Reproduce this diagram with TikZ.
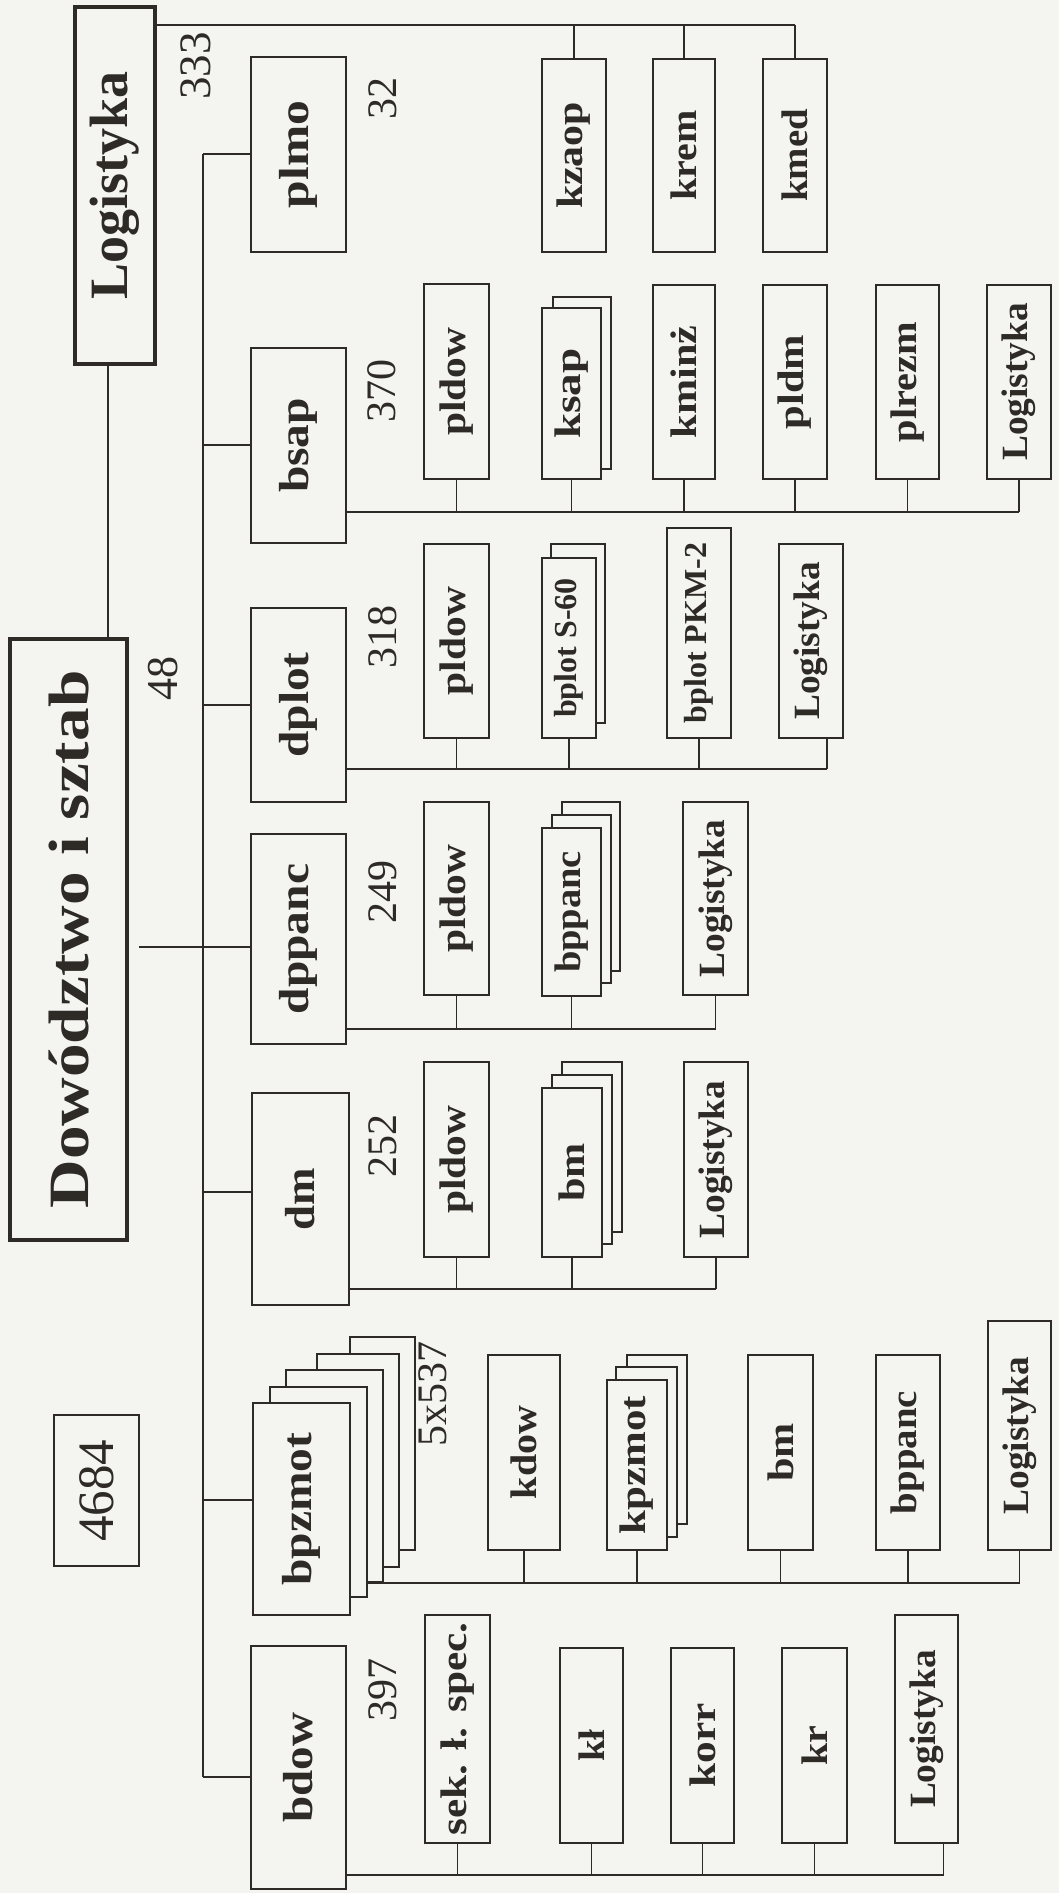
\documentclass[tikz,border=0pt]{standalone}
\usepackage{fontspec}
\setmainfont{Liberation Serif}
\usepackage{graphicx}
\definecolor{ink}{HTML}{2E2A26}
\definecolor{paper}{HTML}{F4F5F0}
\pgfdeclarelayer{paperl}
\pgfdeclarelayer{lines}
\pgfsetlayers{paperl,lines,main}
\tikzset{
  box/.style={draw=ink,fill=paper,text=ink,inner sep=0pt,outer sep=0pt,line width=0.9pt},
  bxmid/.style={line width=1.45pt},
  bxthickA/.style={line width=1.75pt},
  bxthickB/.style={line width=2.1pt},
  numtxt/.style={text=ink,inner sep=0pt},
  cline/.style={draw=ink,line width=0.9pt},
}
% box: [style]{name}{x1}{y1}{x2}{y2}{content}  (pixel coordinates, y downward)
\newcommand\bx[7][]{\node[box,#1,minimum width={(#5-#3)*0.5pt},minimum height={(#6-#4)*0.5pt}] (#2) at ({(#3+#5)/2},{(#4+#6)/2}) {#7};}
\newcommand\lbl[3]{{\fontsize{#1}{#1}\selectfont\bfseries\scalebox{#2}[1]{#3}}}
\newcommand\rl[3]{\rotatebox{90}{\lbl{#1}{#2}{#3}}}
\newcommand\nm[2]{\rotatebox{90}{\fontsize{#1}{#1}\selectfont #2}}
\begin{document}
\begin{tikzpicture}[x=0.5pt,y=-0.5pt]
\begin{pgfonlayer}{paperl}
\fill[paper] (0,0) rectangle (1059,1893);
\end{pgfonlayer}
\useasboundingbox (0,0) rectangle (1059,1893);

% ---- level 0
\bx[bxthickA]{LogT}{75}{7}{155}{364}{\rl{27pt}{1}{Logistyka}}
\bx[bxthickB]{Dow}{10}{639}{127}{1240}{\rl{28.5pt}{1.18}{Dowództwo i sztab}}
\bx{N4684}{54}{1415}{139}{1566}{\nm{25.5pt}{4684}}

% ---- level 1
\bx{plmo}{251}{57}{346}{252}{\rl{21pt}{1.18}{plmo}}
\bx{bsap}{251}{348}{346}{543}{\rl{21pt}{1.13}{bsap}}
\bx{dplot}{251}{608}{346}{802}{\rl{21pt}{1.13}{dplot}}
\bx{dppanc}{251}{834}{346}{1044}{\rl{21pt}{1.13}{dppanc}}
\bx[bxmid]{dm}{252}{1093}{349}{1305}{\rl{21pt}{1.07}{dm}}
\bx[bxmid]{bpz5}{350}{1337}{415}{1550}{}
\bx[bxmid]{bpz4}{317}{1354}{399}{1567}{}
\bx[bxmid]{bpz3}{286}{1370}{383}{1582}{}
\bx[bxmid]{bpz2}{270}{1387}{367}{1597}{}
\bx[bxmid]{bpzmot}{253}{1403}{350}{1615}{\rl{21pt}{1.13}{bpzmot}}
\bx[bxmid]{bdow}{251}{1646}{346}{1889}{\rl{21pt}{1.12}{bdow}}

% ---- children of top Logistyka
\bx{kzaop}{542}{59}{606}{252}{\rl{18.5pt}{1.13}{kzaop}}
\bx{krem}{653}{59}{715}{252}{\rl{18.5pt}{1.08}{krem}}
\bx{kmed}{763}{59}{827}{252}{\rl{18.5pt}{1.05}{kmed}}

% ---- bsap row
\bx{pldowA}{424}{284}{489}{479}{\rl{18.5pt}{1.12}{pldow}}
\bx{ksapb}{553}{297}{611}{469}{}
\bx{ksap}{542}{308}{601}{479}{\rl{18.5pt}{1.22}{ksap}}
\bx{kminz}{653}{285}{715}{479}{\rl{18.5pt}{1.14}{kminż}}
\bx{pldm}{763}{285}{827}{479}{\rl{18.5pt}{1.15}{pldm}}
\bx{plrezm}{876}{285}{939}{479}{\rl{18.5pt}{1.09}{plrezm}}
\bx{LgA}{987}{285}{1051}{479}{\rl{18.5pt}{1.01}{Logistyka}}

% ---- dplot row
\bx{pldowB}{424}{544}{489}{738}{\rl{18.5pt}{1.12}{pldow}}
\bx{bs60b}{551}{544}{605}{723}{}
\bx{bs60}{542}{558}{596}{738}{\rl{16pt}{1.0}{bplot S-60}}
\bx{bpkm}{667}{528}{731}{738}{\rl{16pt}{1.0}{bplot PKM-2}}
\bx{LgB}{779}{544}{843}{738}{\rl{18.5pt}{1.01}{Logistyka}}

% ---- dppanc row
\bx{pldowC}{424}{802}{489}{995}{\rl{18.5pt}{1.12}{pldow}}
\bx{bpp3}{562}{802}{620}{971}{}
\bx{bpp2}{552}{815}{611}{983}{}
\bx{bppanc}{542}{828}{601}{996}{\rl{18.5pt}{1.04}{bppanc}}
\bx{LgC}{683}{802}{748}{995}{\rl{18.5pt}{1.01}{Logistyka}}

% ---- dm row
\bx{pldowD}{424}{1062}{489}{1257}{\rl{18.5pt}{1.12}{pldow}}
\bx{bm3}{562}{1062}{622}{1232}{}
\bx{bm2}{552}{1075}{612}{1244}{}
\bx{bmA}{542}{1088}{602}{1257}{\rl{18.5pt}{1.14}{bm}}
\bx{LgD}{684}{1062}{748}{1257}{\rl{18.5pt}{1.01}{Logistyka}}

% ---- bpzmot row
\bx{kdow}{488}{1355}{560}{1550}{\rl{18.5pt}{1.08}{kdow}}
\bx{kpz3}{627}{1355}{687}{1524}{}
\bx{kpz2}{616}{1367}{677}{1537}{}
\bx{kpzmot}{607}{1380}{667}{1550}{\rl{18.5pt}{1.16}{kpzmot}}
\bx{bmB}{748}{1355}{813}{1550}{\rl{18.5pt}{1.14}{bm}}
\bx{bppB}{876}{1355}{940}{1550}{\rl{18.5pt}{1.05}{bppanc}}
\bx{LgE}{988}{1321}{1051}{1550}{\rl{18.5pt}{1.01}{Logistyka}}

% ---- bdow row
\bx{sek}{425}{1615}{490}{1843}{\rl{18.5pt}{1.17}{sek. ł. spec.}}
\bx{kl}{560}{1648}{623}{1843}{\rl{18.5pt}{1.05}{kł}}
\bx{korr}{671}{1648}{734}{1843}{\rl{18.5pt}{1.17}{korr}}
\bx{kr}{782}{1648}{847}{1843}{\rl{18.5pt}{1.08}{kr}}
\bx{LgF}{895}{1615}{958}{1843}{\rl{18.5pt}{1.01}{Logistyka}}

% ---- numbers
\node[numtxt] (t333) at (196,66) {\nm{22.5pt}{333}};
\node[numtxt] (t32) at (383,99) {\nm{21pt}{32}};
\node[numtxt] (t370) at (382,391) {\nm{21pt}{370}};
\node[numtxt] (t48) at (163,678) {\nm{22pt}{48}};
\node[numtxt] (t318) at (383,637) {\nm{21pt}{318}};
\node[numtxt] (t249) at (383,892) {\nm{21pt}{249}};
\node[numtxt] (t252) at (383,1146) {\nm{21pt}{252}};
\node[numtxt] (t5x) at (433,1394) {\nm{21pt}{5x537}};
\node[numtxt] (t397) at (383,1690) {\nm{21pt}{397}};

% ---- connectors
\begin{pgfonlayer}{lines}
% top Logistyka bus
\coordinate (tb) at (0,25);
\draw[cline] (LogT.east |- tb) -- (kmed.north |- tb);
\foreach \n in {kzaop,krem,kmed} \draw[cline] (\n.north) -- (\n.north |- tb);
% Logistyka - Dowodztwo
\coordinate (lx) at (108,0);
\draw[cline] (lx |- LogT.south) -- (lx |- Dow.north);
% Dowodztwo - spine
\coordinate (dowR) at ([xshift=6pt]Dow.east);
\coordinate (dy) at (0,947);
\draw[cline] (dowR |- dy) -- (dppanc.west |- dy);
% spine
\coordinate (spT) at (203,154);
\coordinate (spB) at (203,1777);
\draw[cline] (spT) -- (spB);
\draw[cline] (spT) -- (plmo.west |- spT);
\coordinate (s2) at (203,445);  \draw[cline] (s2) -- (bsap.west |- s2);
\coordinate (s3) at (203,705);  \draw[cline] (s3) -- (dplot.west |- s3);
\coordinate (s5) at (203,1192); \draw[cline] (s5) -- (dm.west |- s5);
\coordinate (s6) at (203,1500); \draw[cline] (s6) -- (bpzmot.west |- s6);
\draw[cline] (spB) -- (bdow.west |- spB);
% bsap bus
\coordinate (b1) at (0,512);
\draw[cline] (bsap.east |- b1) -- (LgA.south |- b1);
\foreach \n in {pldowA,ksap,kminz,pldm,plrezm,LgA} \draw[cline] (\n.south) -- (\n.south |- b1);
% dplot bus
\coordinate (b2) at (0,769);
\coordinate (LgBd) at ([xshift=8pt]LgB.south);
\draw[cline] (dplot.east |- b2) -- (LgBd |- b2);
\foreach \n in {pldowB,bs60,bpkm} \draw[cline] (\n.south) -- (\n.south |- b2);
\draw[cline] (LgBd) -- (LgBd |- b2);
% dppanc bus
\coordinate (b3) at (0,1029);
\draw[cline] (dppanc.east |- b3) -- (LgC.south |- b3);
\foreach \n in {pldowC,bppanc,LgC} \draw[cline] (\n.south) -- (\n.south |- b3);
% dm bus
\coordinate (b4) at (0,1289);
\draw[cline] (dm.east |- b4) -- (LgD.south |- b4);
\foreach \n in {pldowD,bmA,LgD} \draw[cline] (\n.south) -- (\n.south |- b4);
% bpzmot bus
\coordinate (b5) at (0,1583);
\draw[cline] (bpzmot.east |- b5) -- (LgE.south |- b5);
\foreach \n in {kdow,kpzmot,bmB,bppB,LgE} \draw[cline] (\n.south) -- (\n.south |- b5);
% bdow bus
\coordinate (b6) at (0,1875);
\coordinate (LgFd) at ([xshift=8.5pt]LgF.south);
\draw[cline] (bdow.east |- b6) -- (LgFd |- b6);
\foreach \n in {sek,kl,korr,kr} \draw[cline] (\n.south) -- (\n.south |- b6);
\draw[cline] (LgFd) -- (LgFd |- b6);
\end{pgfonlayer}
\end{tikzpicture}
\end{document}
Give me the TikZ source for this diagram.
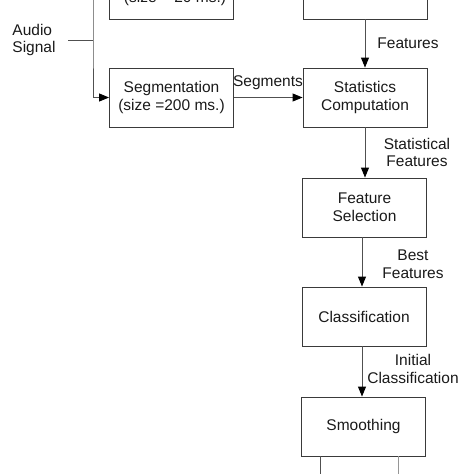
\documentclass[tikz,border=0pt]{standalone}
\usepackage{fontspec}
\setmainfont{Liberation Sans}
\usetikzlibrary{arrows.meta}
\definecolor{linec}{HTML}{505050}
\definecolor{boxc}{HTML}{3A3A3A}
\definecolor{textc}{HTML}{1A1A1A}
\tikzset{
  blockbox/.style={draw=boxc, line width=0.9pt, minimum width=124pt, minimum height=59pt,
    inner sep=0pt, align=center, text=textc, font=\fontsize{15.5}{18}\selectfont},
  lbl/.style={inner sep=0pt, align=center, text=textc, font=\fontsize{15.5}{17.5}\selectfont},
  conn/.style={draw=linec, line width=0.9pt},
  arr/.style={conn, -{Triangle[length=10pt,width=8pt,color=black]}},
}
\begin{document}
\begin{tikzpicture}[x=1pt,y=-1pt]
\useasboundingbox (0,0) rectangle (474,474);
\clip (0,0) rectangle (474,474);
\fill[white] (0,0) rectangle (474,474);
% top boxes (cut off)
\node[blockbox] (framing) at (171.5,-10.5) {};
\node[lbl] (framingtxt) at (175,-2) {(size = 20 ms.)};
\node[blockbox] (extract) at (365,-10.5) {};
% main column
\node[blockbox] (seg) at (171.5,97.5) {Segmentation\\(size =200 ms.)};
\node[blockbox] (stats) at (365,97.5) {Statistics\\Computation};
\node[blockbox] (fsel) at (364.5,207.5) {Feature\\Selection};
\node[blockbox] (cls) at (364,316.5) {Classification};
\node[blockbox] (smooth) at (363.5,426.5) {Smoothing};
% audio signal input
\node[lbl, align=left] (audio) at (34,40) {Audio\\Signal};
\coordinate (split) at (93,40);
\coordinate (uptop) at (93,-20);
\coordinate (down) at (93,97.5);
\draw[conn] (68,40) -- (split);
\draw[conn] (uptop) -- (split) -- (down);
\draw[arr] (down) -- (seg.west);
% connectors
\draw[arr] (extract.south -| stats.north) -- (stats.north) node[lbl, pos=0.5, right=12pt] (flab) {Features};
\draw[arr] (seg.east) -- (stats.west);
\node[lbl] (seglab) at (268,83) {Segments};
\draw[arr] (stats.south) -- (stats.south |- fsel.north);
\node[lbl] (stlab) at (417,152.5) {Statistical\\Features};
\draw[arr] (fsel.south -| 362,0) -- (cls.north -| 362,0);
\node[lbl] (bflab) at (413,264) {Best\\Features};
\draw[arr] (cls.south -| 362,0) -- (smooth.north -| 362,0);
\node[lbl] (iclab) at (413,369) {Initial\\Classification};
% outputs below smoothing
\coordinate (o1) at (320,490);
\coordinate (o2) at (398,490);
\draw[conn] (smooth.south -| o1) -- (o1);
\draw[conn, draw=linec!60] (smooth.south -| o2) -- (o2);
\end{tikzpicture}
\end{document}
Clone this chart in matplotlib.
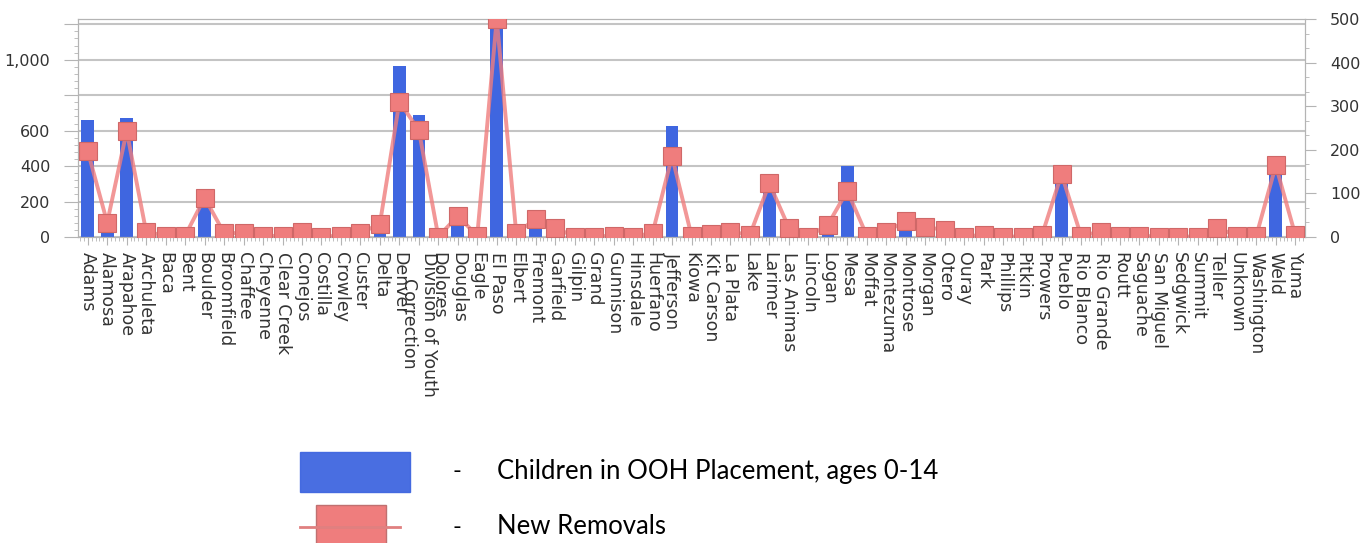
import numpy as np
import matplotlib.pyplot as plt
from matplotlib.ticker import MultipleLocator, FuncFormatter
from matplotlib.patches import Rectangle
from matplotlib.lines import Line2D

counties = ["Adams", "Alamosa", "Arapahoe", "Archuleta", "Baca", "Bent", "Boulder",
            "Broomfield", "Chaffee", "Cheyenne", "Clear Creek", "Conejos", "Costilla",
            "Crowley", "Custer", "Delta", "Denver", "Division of Youth\nCorrection",
            "Dolores", "Douglas", "Eagle", "El Paso", "Elbert", "Fremont", "Garfield",
            "Gilpin", "Grand", "Gunnison", "Hinsdale", "Huerfano", "Jefferson", "Kiowa",
            "Kit Carson", "La Plata", "Lake", "Larimer", "Las Animas", "Lincoln", "Logan",
            "Mesa", "Moffat", "Montezuma", "Montrose", "Morgan", "Otero", "Ouray", "Park",
            "Phillips", "Pitkin", "Prowers", "Pueblo", "Rio Blanco", "Rio Grande", "Routt",
            "Saguache", "San Miguel", "Sedgwick", "Summit", "Teller", "Unknown",
            "Washington", "Weld", "Yuma"]

# children in OOH placement (left axis)
children = [660, 40, 670, 10, 3, 5, 175, 10, 10, 2, 5, 10, 3, 5, 5, 25, 962, 689, 2, 75,
            5, 1205, 10, 50, 15, 2, 2, 3, 1, 10, 629, 2, 5, 10, 3, 260, 15, 2, 25, 400,
            3, 10, 45, 15, 12, 1, 3, 1, 1, 3, 330, 2, 10, 3, 3, 1, 1, 1, 15, 2, 2, 380, 3]

# new removals (right axis)
removals = [197, 33, 243, 12, 3, 3, 90, 9, 9, 2, 3, 12, 1, 3, 9, 30, 310, 245, 1, 48,
            3, 500, 9, 41, 21, 1, 1, 3, 1, 9, 185, 3, 7, 12, 5, 123, 21, 1, 28, 106,
            3, 12, 37, 22, 17, 1, 5, 1, 1, 5, 144, 3, 12, 3, 3, 1, 1, 1, 21, 3, 3, 164, 5]

bar_color = "#3f66e0"
line_color = "#ef7d7d"
grey = "#b4b4b4"

fig = plt.figure(figsize=(13.72, 5.43), dpi=100)
ax = fig.add_axes([78/1372, 1-237/543, 1227/1372, 218/543])
x = np.arange(len(counties))

ax.bar(x, children, width=0.65, color=bar_color, zorder=2)
ax.set_xlim(-0.5, len(counties) - 0.5)
ax.set_ylim(0, 1230)
ax.set_yticks([0, 200, 400, 600, 800, 1000, 1200])
ax.yaxis.set_major_formatter(FuncFormatter(
    lambda v, p: "" if v in (800, 1200) else f"{int(v):,}"))
ax.yaxis.set_minor_locator(MultipleLocator(40))
ax.grid(axis="y", color="#c4c4c4", lw=1.5)
ax.set_axisbelow(True)

ax.set_xticks(x)
ax.set_xticklabels(counties, rotation=270, fontsize=12.5, color="#333333")
ax.xaxis.set_minor_locator(MultipleLocator(0.2))

ax2 = ax.twinx()
ax2.plot(x, removals, color=line_color, lw=2.8, alpha=0.8, zorder=3)
ax2.plot(x, removals, ls="none", marker="s", ms=13.5,
         mfc=line_color, mec="#cf6868", mew=0.8, zorder=4)
ax2.set_ylim(0, 500)
ax2.set_yticks(range(0, 501, 100))
ax2.yaxis.set_minor_locator(MultipleLocator(100/3))

for a in (ax, ax2):
    for s in a.spines.values():
        s.set_color(grey)
    a.tick_params(which="major", length=8, color=grey, labelsize=11.5, labelcolor="#333333")
    a.tick_params(which="minor", length=3, color=grey)
ax.tick_params(axis="y", which="major", length=10, pad=10)
ax2.tick_params(axis="y", pad=10)
ax.tick_params(axis="x", which="major", length=6, pad=5, labelsize=12.5)

# legend drawn below the chart
fig.patches.append(Rectangle((300/1372, 1-492/543), 110/1372, 40/543,
                             transform=fig.transFigure, color=bar_color, alpha=0.95))
fig.lines.append(Line2D([300/1372, 400/1372], [1-527/543, 1-527/543],
                        transform=fig.transFigure, color="#e08080", lw=2))
fig.patches.append(Rectangle((316/1372, 1-545/543), 70/1372, 40/543,
                             transform=fig.transFigure, color=line_color, ec="#c07070"))
fig.text(452/1372, 1-472/543, "-", fontsize=17, family="Lato", va="center")
fig.text(452/1372, 1-527/543, "-", fontsize=17, family="Lato", va="center")
fig.text(497/1372, 1-472/543, "Children in OOH Placement, ages 0-14", fontsize=18.5,
         family="Lato", va="center")
fig.text(497/1372, 1-527/543, "New Removals", fontsize=18.5, family="Lato", va="center")

fig.savefig("out.png", dpi=100)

§ **DIRECTIONS**
Quote word for word only the lines above from the one containing "Clone this chart in matplotlib." through the one containing "2, 2, 380, 3]". Pictures stay out of your copy.

§ **EXPECTED OUTPUT**
Clone this chart in matplotlib.
import numpy as np
import matplotlib.pyplot as plt
from matplotlib.ticker import MultipleLocator, FuncFormatter
from matplotlib.patches import Rectangle
from matplotlib.lines import Line2D

counties = ["Adams", "Alamosa", "Arapahoe", "Archuleta", "Baca", "Bent", "Boulder",
            "Broomfield", "Chaffee", "Cheyenne", "Clear Creek", "Conejos", "Costilla",
            "Crowley", "Custer", "Delta", "Denver", "Division of Youth\nCorrection",
            "Dolores", "Douglas", "Eagle", "El Paso", "Elbert", "Fremont", "Garfield",
            "Gilpin", "Grand", "Gunnison", "Hinsdale", "Huerfano", "Jefferson", "Kiowa",
            "Kit Carson", "La Plata", "Lake", "Larimer", "Las Animas", "Lincoln", "Logan",
            "Mesa", "Moffat", "Montezuma", "Montrose", "Morgan", "Otero", "Ouray", "Park",
            "Phillips", "Pitkin", "Prowers", "Pueblo", "Rio Blanco", "Rio Grande", "Routt",
            "Saguache", "San Miguel", "Sedgwick", "Summit", "Teller", "Unknown",
            "Washington", "Weld", "Yuma"]

# children in OOH placement (left axis)
children = [660, 40, 670, 10, 3, 5, 175, 10, 10, 2, 5, 10, 3, 5, 5, 25, 962, 689, 2, 75,
            5, 1205, 10, 50, 15, 2, 2, 3, 1, 10, 629, 2, 5, 10, 3, 260, 15, 2, 25, 400,
            3, 10, 45, 15, 12, 1, 3, 1, 1, 3, 330, 2, 10, 3, 3, 1, 1, 1, 15, 2, 2, 380, 3]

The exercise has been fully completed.